▸ To do
Return all of the entries exactly as written.
┌─ Task data
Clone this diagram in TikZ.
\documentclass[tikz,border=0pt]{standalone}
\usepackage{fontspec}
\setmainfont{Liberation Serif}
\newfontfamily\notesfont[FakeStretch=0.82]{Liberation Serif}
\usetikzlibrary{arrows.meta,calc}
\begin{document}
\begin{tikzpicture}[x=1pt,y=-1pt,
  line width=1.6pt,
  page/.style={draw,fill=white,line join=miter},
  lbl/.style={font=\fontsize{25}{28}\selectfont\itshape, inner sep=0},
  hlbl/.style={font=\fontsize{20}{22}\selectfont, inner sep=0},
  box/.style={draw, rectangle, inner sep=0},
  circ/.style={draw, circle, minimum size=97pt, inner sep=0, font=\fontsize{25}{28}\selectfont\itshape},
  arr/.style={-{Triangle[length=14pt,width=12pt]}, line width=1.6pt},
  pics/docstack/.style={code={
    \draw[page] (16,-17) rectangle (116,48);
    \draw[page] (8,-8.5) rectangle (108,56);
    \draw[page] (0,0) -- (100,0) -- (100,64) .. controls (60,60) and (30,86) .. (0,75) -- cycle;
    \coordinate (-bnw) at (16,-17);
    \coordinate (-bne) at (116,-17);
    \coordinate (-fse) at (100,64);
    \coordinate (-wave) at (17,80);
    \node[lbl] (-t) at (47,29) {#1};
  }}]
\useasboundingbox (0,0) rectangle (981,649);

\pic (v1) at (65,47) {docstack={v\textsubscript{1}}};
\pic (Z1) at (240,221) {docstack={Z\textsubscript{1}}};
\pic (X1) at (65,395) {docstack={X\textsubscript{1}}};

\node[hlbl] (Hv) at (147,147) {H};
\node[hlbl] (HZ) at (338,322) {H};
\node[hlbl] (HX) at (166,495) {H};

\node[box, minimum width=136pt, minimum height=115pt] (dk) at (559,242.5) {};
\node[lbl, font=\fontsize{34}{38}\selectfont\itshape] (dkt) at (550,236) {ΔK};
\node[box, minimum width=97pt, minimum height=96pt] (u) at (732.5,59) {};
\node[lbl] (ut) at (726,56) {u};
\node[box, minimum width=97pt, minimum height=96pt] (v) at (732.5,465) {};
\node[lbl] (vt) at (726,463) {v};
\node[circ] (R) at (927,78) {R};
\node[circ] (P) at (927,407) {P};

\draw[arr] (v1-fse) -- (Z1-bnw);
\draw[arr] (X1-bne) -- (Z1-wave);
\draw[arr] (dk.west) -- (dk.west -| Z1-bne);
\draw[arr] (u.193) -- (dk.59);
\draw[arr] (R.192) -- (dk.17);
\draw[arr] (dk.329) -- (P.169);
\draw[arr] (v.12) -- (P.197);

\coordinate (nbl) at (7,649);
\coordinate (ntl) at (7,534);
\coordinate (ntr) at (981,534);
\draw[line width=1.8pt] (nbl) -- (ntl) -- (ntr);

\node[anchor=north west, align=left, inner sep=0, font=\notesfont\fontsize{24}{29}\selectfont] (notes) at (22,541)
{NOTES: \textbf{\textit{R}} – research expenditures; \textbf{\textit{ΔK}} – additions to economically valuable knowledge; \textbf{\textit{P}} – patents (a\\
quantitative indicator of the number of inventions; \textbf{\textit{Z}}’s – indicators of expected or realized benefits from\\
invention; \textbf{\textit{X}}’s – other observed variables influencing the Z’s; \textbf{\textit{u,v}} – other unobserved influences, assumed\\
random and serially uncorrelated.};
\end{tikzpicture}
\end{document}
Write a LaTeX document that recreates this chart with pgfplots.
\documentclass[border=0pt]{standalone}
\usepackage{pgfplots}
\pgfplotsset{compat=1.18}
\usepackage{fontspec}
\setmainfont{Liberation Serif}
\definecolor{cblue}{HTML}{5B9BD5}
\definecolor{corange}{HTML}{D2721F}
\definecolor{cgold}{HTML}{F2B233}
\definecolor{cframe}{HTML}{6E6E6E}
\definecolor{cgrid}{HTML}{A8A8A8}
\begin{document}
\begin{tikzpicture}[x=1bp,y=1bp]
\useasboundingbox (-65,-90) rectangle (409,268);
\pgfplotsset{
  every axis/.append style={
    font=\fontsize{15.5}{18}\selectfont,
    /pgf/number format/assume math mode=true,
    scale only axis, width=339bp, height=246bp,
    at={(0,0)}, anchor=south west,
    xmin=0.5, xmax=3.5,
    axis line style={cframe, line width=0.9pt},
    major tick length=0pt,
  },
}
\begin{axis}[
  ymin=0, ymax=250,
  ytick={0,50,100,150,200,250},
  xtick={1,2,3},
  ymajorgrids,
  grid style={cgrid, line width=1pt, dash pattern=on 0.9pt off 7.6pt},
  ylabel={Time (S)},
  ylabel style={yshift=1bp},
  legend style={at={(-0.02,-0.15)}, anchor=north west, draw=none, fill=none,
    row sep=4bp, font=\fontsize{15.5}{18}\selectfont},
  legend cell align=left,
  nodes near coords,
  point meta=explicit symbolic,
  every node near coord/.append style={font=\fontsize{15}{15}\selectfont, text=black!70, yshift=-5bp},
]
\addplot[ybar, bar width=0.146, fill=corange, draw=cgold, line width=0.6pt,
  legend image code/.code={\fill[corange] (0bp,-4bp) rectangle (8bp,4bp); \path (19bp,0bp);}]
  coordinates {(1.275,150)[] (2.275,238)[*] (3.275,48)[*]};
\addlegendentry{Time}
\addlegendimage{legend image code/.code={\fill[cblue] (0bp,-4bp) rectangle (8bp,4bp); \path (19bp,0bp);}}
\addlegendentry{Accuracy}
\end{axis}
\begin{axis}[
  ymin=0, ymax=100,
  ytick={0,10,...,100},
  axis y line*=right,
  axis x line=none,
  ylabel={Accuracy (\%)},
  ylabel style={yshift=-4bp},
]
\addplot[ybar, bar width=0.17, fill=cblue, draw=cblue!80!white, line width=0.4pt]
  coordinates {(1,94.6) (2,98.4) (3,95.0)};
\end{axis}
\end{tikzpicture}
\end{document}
└─
▸ Solved problem
Clone this diagram in TikZ.
\documentclass[tikz,border=0pt]{standalone}
\usepackage{fontspec}
\setmainfont{Liberation Serif}
\newfontfamily\notesfont[FakeStretch=0.82]{Liberation Serif}
\usetikzlibrary{arrows.meta,calc}
\begin{document}
\begin{tikzpicture}[x=1pt,y=-1pt,
  line width=1.6pt,
  page/.style={draw,fill=white,line join=miter},
  lbl/.style={font=\fontsize{25}{28}\selectfont\itshape, inner sep=0},
  hlbl/.style={font=\fontsize{20}{22}\selectfont, inner sep=0},
  box/.style={draw, rectangle, inner sep=0},
  circ/.style={draw, circle, minimum size=97pt, inner sep=0, font=\fontsize{25}{28}\selectfont\itshape},
  arr/.style={-{Triangle[length=14pt,width=12pt]}, line width=1.6pt},
  pics/docstack/.style={code={
    \draw[page] (16,-17) rectangle (116,48);
    \draw[page] (8,-8.5) rectangle (108,56);
    \draw[page] (0,0) -- (100,0) -- (100,64) .. controls (60,60) and (30,86) .. (0,75) -- cycle;
    \coordinate (-bnw) at (16,-17);
    \coordinate (-bne) at (116,-17);
    \coordinate (-fse) at (100,64);
    \coordinate (-wave) at (17,80);
    \node[lbl] (-t) at (47,29) {#1};
  }}]
\useasboundingbox (0,0) rectangle (981,649);

\pic (v1) at (65,47) {docstack={v\textsubscript{1}}};
\pic (Z1) at (240,221) {docstack={Z\textsubscript{1}}};
\pic (X1) at (65,395) {docstack={X\textsubscript{1}}};

\node[hlbl] (Hv) at (147,147) {H};
\node[hlbl] (HZ) at (338,322) {H};
\node[hlbl] (HX) at (166,495) {H};

\node[box, minimum width=136pt, minimum height=115pt] (dk) at (559,242.5) {};
\node[lbl, font=\fontsize{34}{38}\selectfont\itshape] (dkt) at (550,236) {ΔK};
\node[box, minimum width=97pt, minimum height=96pt] (u) at (732.5,59) {};
\node[lbl] (ut) at (726,56) {u};
\node[box, minimum width=97pt, minimum height=96pt] (v) at (732.5,465) {};
\node[lbl] (vt) at (726,463) {v};
\node[circ] (R) at (927,78) {R};
\node[circ] (P) at (927,407) {P};

\draw[arr] (v1-fse) -- (Z1-bnw);
\draw[arr] (X1-bne) -- (Z1-wave);
\draw[arr] (dk.west) -- (dk.west -| Z1-bne);
\draw[arr] (u.193) -- (dk.59);
\draw[arr] (R.192) -- (dk.17);
\draw[arr] (dk.329) -- (P.169);
\draw[arr] (v.12) -- (P.197);

\coordinate (nbl) at (7,649);
\coordinate (ntl) at (7,534);
\coordinate (ntr) at (981,534);
\draw[line width=1.8pt] (nbl) -- (ntl) -- (ntr);

\node[anchor=north west, align=left, inner sep=0, font=\notesfont\fontsize{24}{29}\selectfont] (notes) at (22,541)
{NOTES: \textbf{\textit{R}} – research expenditures; \textbf{\textit{ΔK}} – additions to economically valuable knowledge; \textbf{\textit{P}} – patents (a\\
quantitative indicator of the number of inventions; \textbf{\textit{Z}}’s – indicators of expected or realized benefits from\\
invention; \textbf{\textit{X}}’s – other observed variables influencing the Z’s; \textbf{\textit{u,v}} – other unobserved influences, assumed\\
random and serially uncorrelated.};
\end{tikzpicture}
\end{document}
Write a LaTeX document that recreates this chart with pgfplots.
\documentclass[border=0pt]{standalone}
\usepackage{pgfplots}
\pgfplotsset{compat=1.18}
\usepackage{fontspec}
\setmainfont{Liberation Serif}
\definecolor{cblue}{HTML}{5B9BD5}
\definecolor{corange}{HTML}{D2721F}
\definecolor{cgold}{HTML}{F2B233}
\definecolor{cframe}{HTML}{6E6E6E}
\definecolor{cgrid}{HTML}{A8A8A8}
\begin{document}
\begin{tikzpicture}[x=1bp,y=1bp]
\useasboundingbox (-65,-90) rectangle (409,268);
\pgfplotsset{
  every axis/.append style={
    font=\fontsize{15.5}{18}\selectfont,
    /pgf/number format/assume math mode=true,
    scale only axis, width=339bp, height=246bp,
    at={(0,0)}, anchor=south west,
    xmin=0.5, xmax=3.5,
    axis line style={cframe, line width=0.9pt},
    major tick length=0pt,
  },
}
\begin{axis}[
  ymin=0, ymax=250,
  ytick={0,50,100,150,200,250},
  xtick={1,2,3},
  ymajorgrids,
  grid style={cgrid, line width=1pt, dash pattern=on 0.9pt off 7.6pt},
  ylabel={Time (S)},
  ylabel style={yshift=1bp},
  legend style={at={(-0.02,-0.15)}, anchor=north west, draw=none, fill=none,
    row sep=4bp, font=\fontsize{15.5}{18}\selectfont},
  legend cell align=left,
  nodes near coords,
  point meta=explicit symbolic,
  every node near coord/.append style={font=\fontsize{15}{15}\selectfont, text=black!70, yshift=-5bp},
]
\addplot[ybar, bar width=0.146, fill=corange, draw=cgold, line width=0.6pt,
  legend image code/.code={\fill[corange] (0bp,-4bp) rectangle (8bp,4bp); \path (19bp,0bp);}]
  coordinates {(1.275,150)[] (2.275,238)[*] (3.275,48)[*]};
\addlegendentry{Time}
\addlegendimage{legend image code/.code={\fill[cblue] (0bp,-4bp) rectangle (8bp,4bp); \path (19bp,0bp);}}
\addlegendentry{Accuracy}
\end{axis}
\begin{axis}[
  ymin=0, ymax=100,
  ytick={0,10,...,100},
  axis y line*=right,
  axis x line=none,
  ylabel={Accuracy (\%)},
  ylabel style={yshift=-4bp},
]
\addplot[ybar, bar width=0.17, fill=cblue, draw=cblue!80!white, line width=0.4pt]
  coordinates {(1,94.6) (2,98.4) (3,95.0)};
\end{axis}
\end{tikzpicture}
\end{document}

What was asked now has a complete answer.